Monday, March 05, 2007

Manly Movies

Friday night I went to the midnight movies at the Sunshine to see that most manly of manly movies Conan the Barbarian! Yay! I *LOVE* Conan the Barbarian. After all, when it came out I was already a Conan fan *and* I was a senior in high school. I was the target demographic, and the movies we loved in high school are often the movies we keep going back to later in life. But it’s worth looking at why this movie is seeing something of a renaissance. It has something to do with it being Arnold but also, surprise, something to do with it being good.

The Arnold factor cannot be ignored. At a press conference during his first term Arnold was asked what he enjoyed about being governor and he quoted his famous first line from Conan: “To crush your enemies, see them driven before you, and to hear the lamentations of their women!” then he paused and said “Oh, sorry, I was having a flashback to Conan for a second.” I think part of the Conan the Barbarian, revival has a lot to do with a fascination with Arnold the Governor, but that is probably an issue for my Mediagrouch blog (link to the right).

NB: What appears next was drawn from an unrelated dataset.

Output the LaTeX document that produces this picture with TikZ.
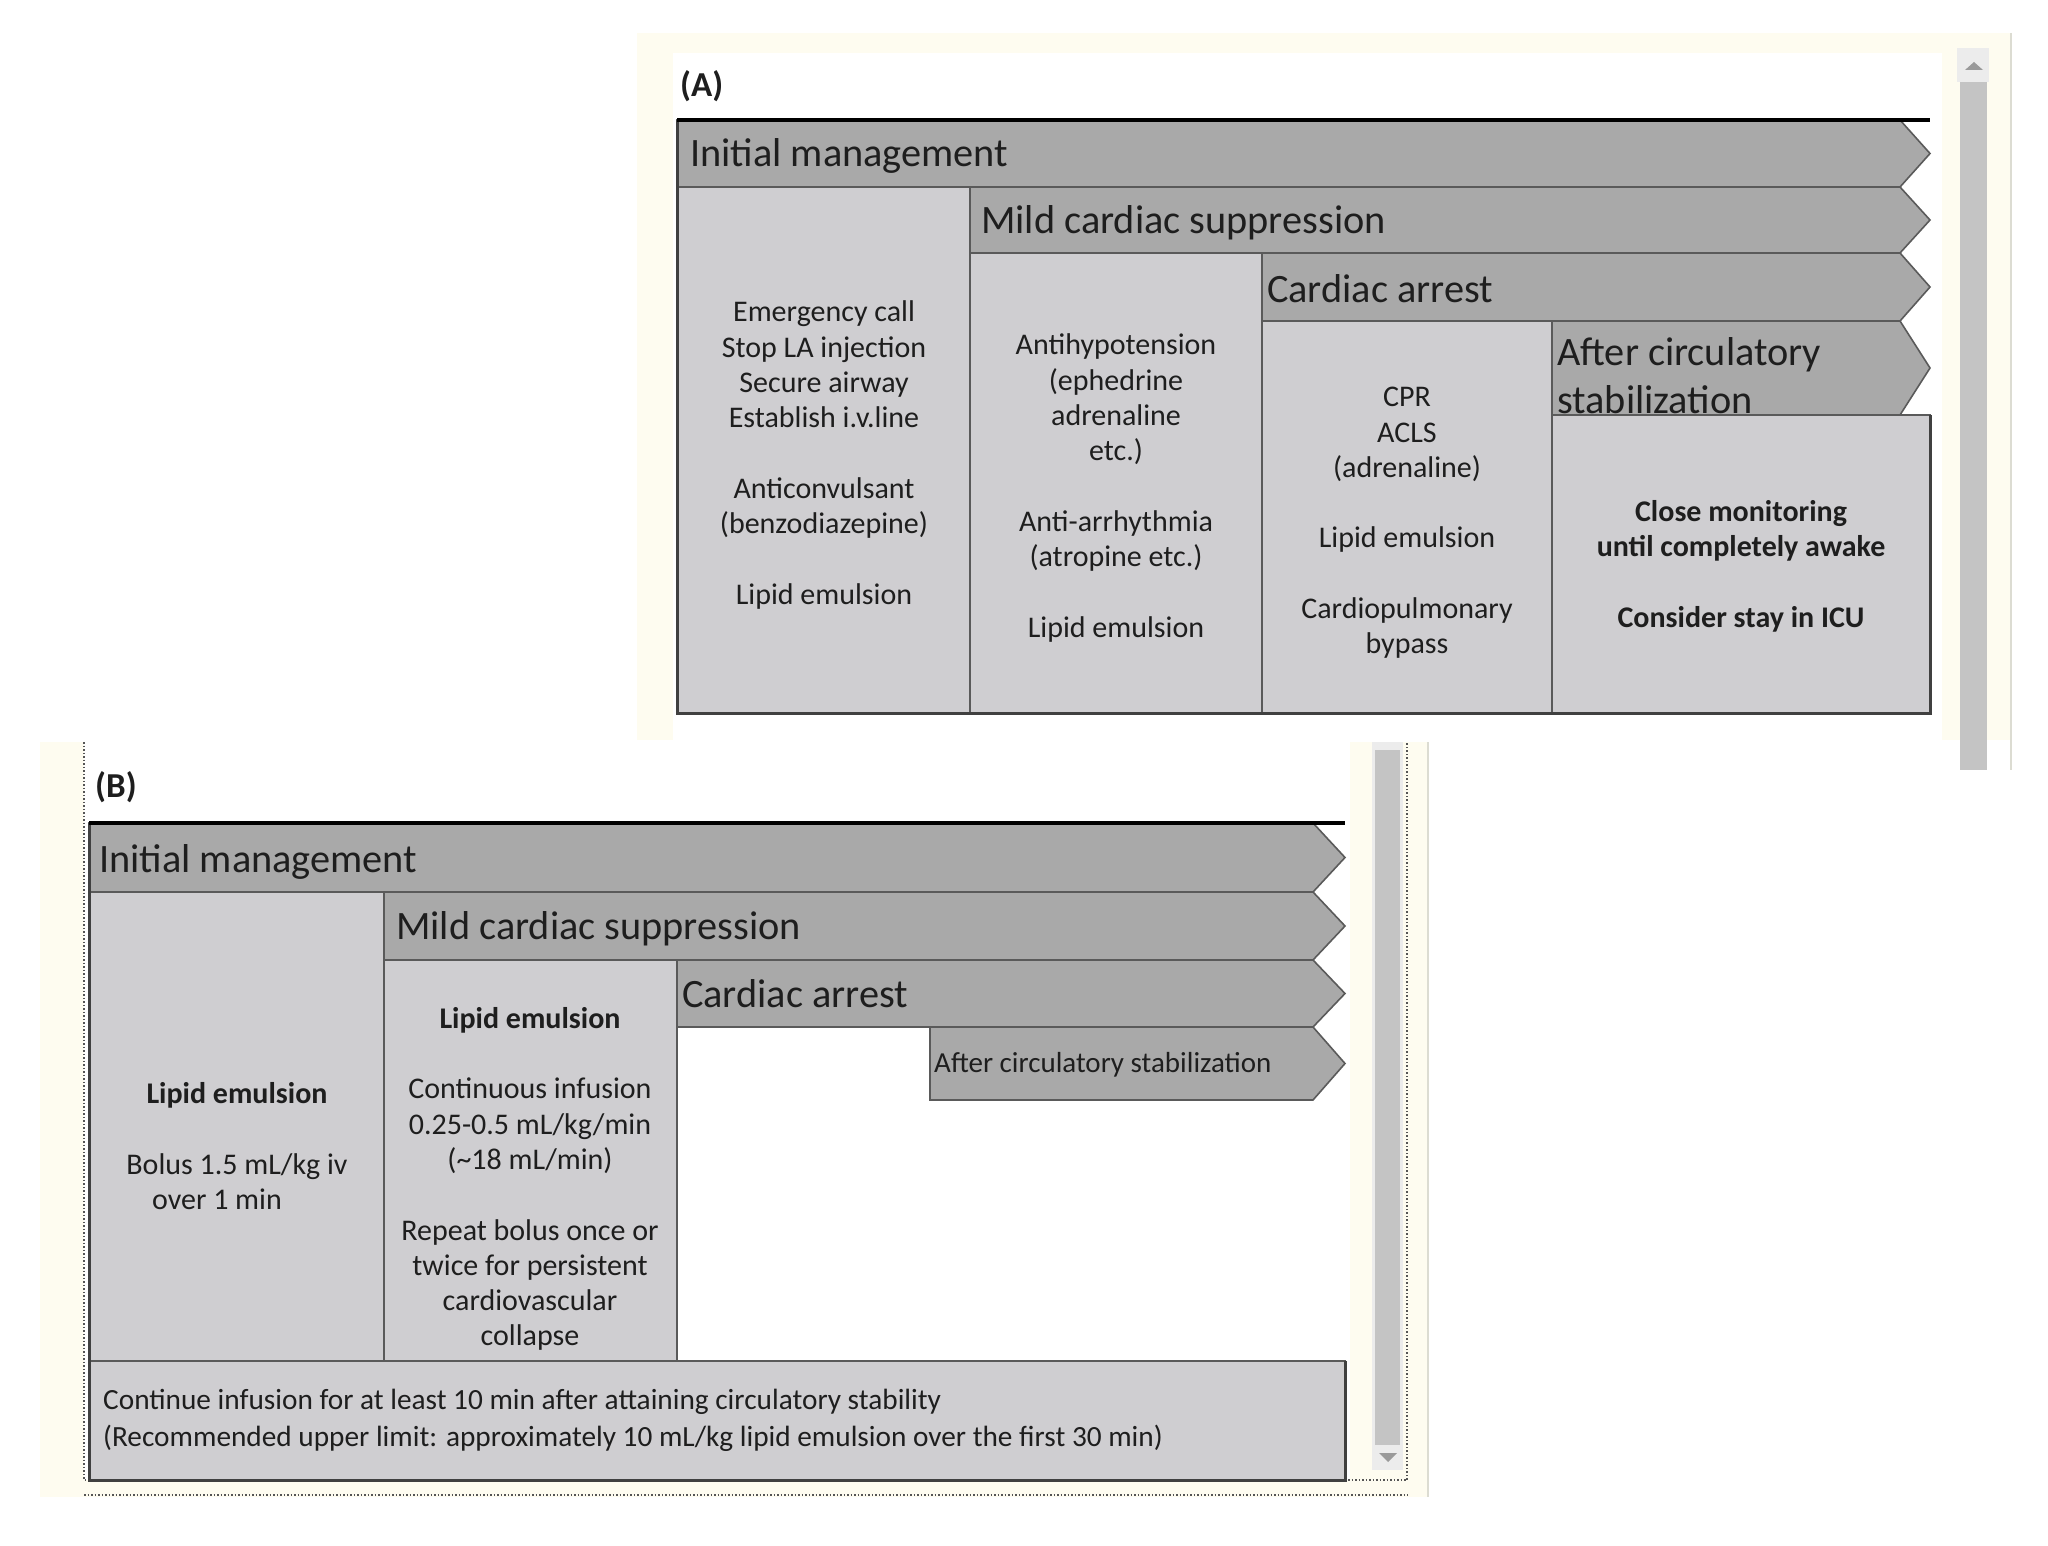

But the good factor is different. Now, good is a relative term. The audience when I saw it was mostly into the campiness of the film (and they cheered when Arnold delivered that famous first line above, which is actually a quote from Genghis Kahn). Camp, as Susan Sontag pointed out, is the celebration of the bad, the cheesy, the simply awful as being fun and enjoyable. And there is a lot of bad in this movie. The acting, for instance, is just plain bad. The script is somewhat stilted, but then it had to be because the people delivering the lines were so terrible. It would be going too far to say the acting creates an alienating effect, but it does actually work. The three leads in this movie were not cast for their abilities as thespians. They were cast entirely for their physicality, and in that they were perfect: Arnold, a bodybuilder, as Conan, Shandel Bergman, a dancer as Valeria the thief, and Gerry Lopez, a surfer, as Subotai the archer. Because they aren’t really actors they aren’t given much to say, but that’s ok, because they mostly talk with their bodies, and all three of them are fantastic in this aspect—especially in the fight scenes, which are some of the best every shot in a non-Japanese movie (they had a Japanese sword-master, Kiyoshi Yamazaki, who has a cameo as, well, a Japanese sword-master). Supported by the three pillars of Max Von Sydow, James Earl Jones and Mako, these three non-actors are perfectly convincing in their roles.

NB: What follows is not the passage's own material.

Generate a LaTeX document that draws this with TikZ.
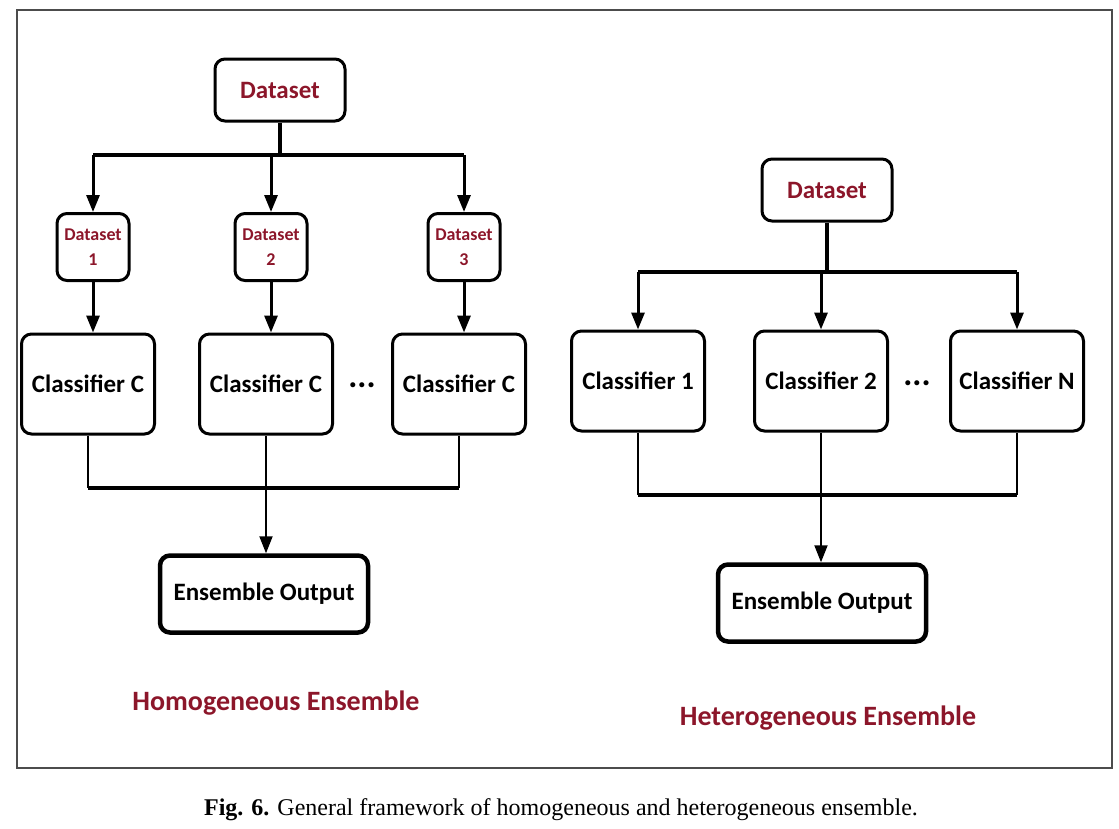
\documentclass[tikz,border=0pt]{standalone}
\usepackage{fontspec}
\setmainfont{Liberation Serif}
\newfontfamily\boxfont{Carlito}
\usetikzlibrary{positioning,calc,arrows.meta}
\definecolor{darkred}{RGB}{140,22,42}

\begin{document}
\begin{tikzpicture}[x=1pt, y=-1pt,
>={Triangle[length=17pt,width=13pt]},
box/.style={draw, rounded corners=10pt, line width=3pt, inner sep=0pt, align=center, font=\boxfont\bfseries\fontsize{25}{28}\selectfont},
topset/.style={box, minimum width=130pt, minimum height=62pt, text=darkred},
subset/.style={box, minimum width=72pt, minimum height=67pt, text=darkred, font=\boxfont\bfseries\fontsize{18}{25}\selectfont},
clf/.style={box, minimum width=133pt, minimum height=100pt},
outbox/.style={box, line width=4.5pt, minimum width=208pt, minimum height=77pt},
title/.style={text=darkred, font=\boxfont\bfseries\fontsize{28}{32}\selectfont},
dots/.style={font=\boxfont\bfseries\fontsize{34}{36}\selectfont},
bar/.style={line width=4pt},
link/.style={line width=3pt},
thinlink/.style={line width=2pt}]

\useasboundingbox (0,0) rectangle (1119,828);
\draw[line width=1.5pt, black!70] (17,10) rectangle (1112,768);

% homogeneous ensemble
\node[topset] (ds) at (280,90) {Dataset};
\node[subset] (ds1) at (93,247) {Dataset\\1};
\node[subset] (ds2) at (271,247) {Dataset\\2};
\node[subset] (ds3) at (464,247) {Dataset\\3};
\node[clf] (c1) at (88,384) {Classifier C};
\node[clf] (c2) at (266,384) {Classifier C};
\node[clf] (c3) at (459,384) {Classifier C};
\node[dots] (ldots) at (362,385) {...};
\node[outbox] (out) at (264,594) {Ensemble Output};
\node[title] (homo) at (276,703) {Homogeneous Ensemble};

\coordinate (split) at (280,155);
\coordinate (join) at (264,488);

\draw[bar] (ds) -- (split);
\draw[bar] (ds1 |- split) -- (ds3 |- split);
\draw[link,->] (ds1 |- split) -- (ds1);
\draw[link,->] (ds2 |- split) -- (ds2);
\draw[link,->] (ds3 |- split) -- (ds3);
\draw[link,->] (ds1) -- (ds1 |- c1.north);
\draw[link,->] (ds2) -- (ds2 |- c2.north);
\draw[link,->] (ds3) -- (ds3 |- c3.north);
\draw[thinlink] (c1) -- (c1 |- join);
\draw[thinlink] (c3) -- (c3 |- join);
\draw[bar] (c1 |- join) -- (c3 |- join);
\draw[thinlink,->] (c2) -- (c2 |- out.north);

% heterogeneous ensemble
\node[topset] (rds) at (827,190) {Dataset};
\node[clf] (r1) at (638,381) {Classifier 1};
\node[clf] (r2) at (821,381) {Classifier 2};
\node[clf] (r3) at (1017,381) {Classifier N};
\node[dots] (rdots) at (917,383) {...};
\node[outbox] (rout) at (822,603) {Ensemble Output};
\node[title] (hetero) at (828,718) {Heterogeneous Ensemble};

\coordinate (rsplit) at (827,272);
\coordinate (rjoin) at (823,495);

\draw[bar] (rds) -- (rsplit);
\draw[bar] (r1 |- rsplit) -- (r3 |- rsplit);
\draw[link,->] (r1 |- rsplit) -- (r1);
\draw[link,->] (r2 |- rsplit) -- (r2);
\draw[link,->] (r3 |- rsplit) -- (r3);
\draw[thinlink] (r1) -- (r1 |- rjoin);
\draw[thinlink] (r3) -- (r3 |- rjoin);
\draw[bar] (r1 |- rjoin) -- (r3 |- rjoin);
\draw[thinlink,->] (r2) -- (r2 |- rout.north);

\node[font=\fontsize{24}{28}\selectfont] (cap) at (561,810) {\textbf{Fig. 6.} General framework of homogeneous and heterogeneous ensemble.};

\end{tikzpicture}
\end{document}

But it’s more than just good typecasting. This movie is awesome. Like Stalone’s First Blood, Conan the Barbarian is an interesting, complex, and very good movie which is unfortunately weighed down by the baggage created by its two sequels, which were overproduced, formulaic, and completely different types of movies. Conan has some heavyweight firepower behind it—most notably Oliver Stone, who co-wrote the screenplay with John Milius, a very good adventure director. Conan the Barbarian is a gritty, dark, savage movie that accurately captures R.E. Howard’s brand of fantasy, so different from the more popular and more pastoral world created by his contemporary J.R.R. Tolkien. It has a lot of neat little indie-film style flourishes that would be hard to put in a mainstream movie, even today. It is worth noting the major difference between Tolkien and Howard, which I think is on display in this movie, that while Tolkien grieves for a lost world of magic and elves, Conan is always fearful of magic and distrustful of it. Conan is about man’s triumph over superstition, about strength and self-reliance. It may even be said that Conan is a very conservative film, with its wry depiction of flower-children seduced by a charismatic cult leader, which recalls Jim Jones and the People’s Temple. The Jonestown mass-suicide was only four years before the movie came out, and was still fresh in the public consciousness (even more so at the time the screenplay was being written). There is also a bit of Christian imagery in the movie, as Conan is literally crucified and resurrected in the third act of the film. The princess he is supposed to rescue, who has rejected her parents to follow a flower-child cult and in the end calls out for her father to rescue her, completes the conservative, anti-counterculture theme. Conan is indeed a bootstraps Republican (which, let’s face it, I am not, but this may also be part of its current appeal).

But the greatest thing about this film comes from Milius’ direction. Like his previous movie The Wind and the Lion (another of my favorite manly movies), this film combines Saturday Afternoon serial style adventure with David Lean influenced cinematography and a love of bleak, desert places. Add to that the fact that the art direction was lifted directly from Frank Frazetta’s famous Conan paintings, and you get an incredibly rich and beautiful tapestry for Arnold and company to move through and interact with. It is just so cool to look at. And it is exciting. It is manly. When Conan tips over the pot of boiling human soup at the orgy, when he re-trains himself on the wind-swept beach after his crucifixion (complete with wristbands, a-la One Eyed Jacks), when he falls face-first into a bowl of soup after a long night of debauchery, and, especially, when he fights, the boy in every man can look at it and say “That is cool!”

A classic. Who’d have thought it back in 1982?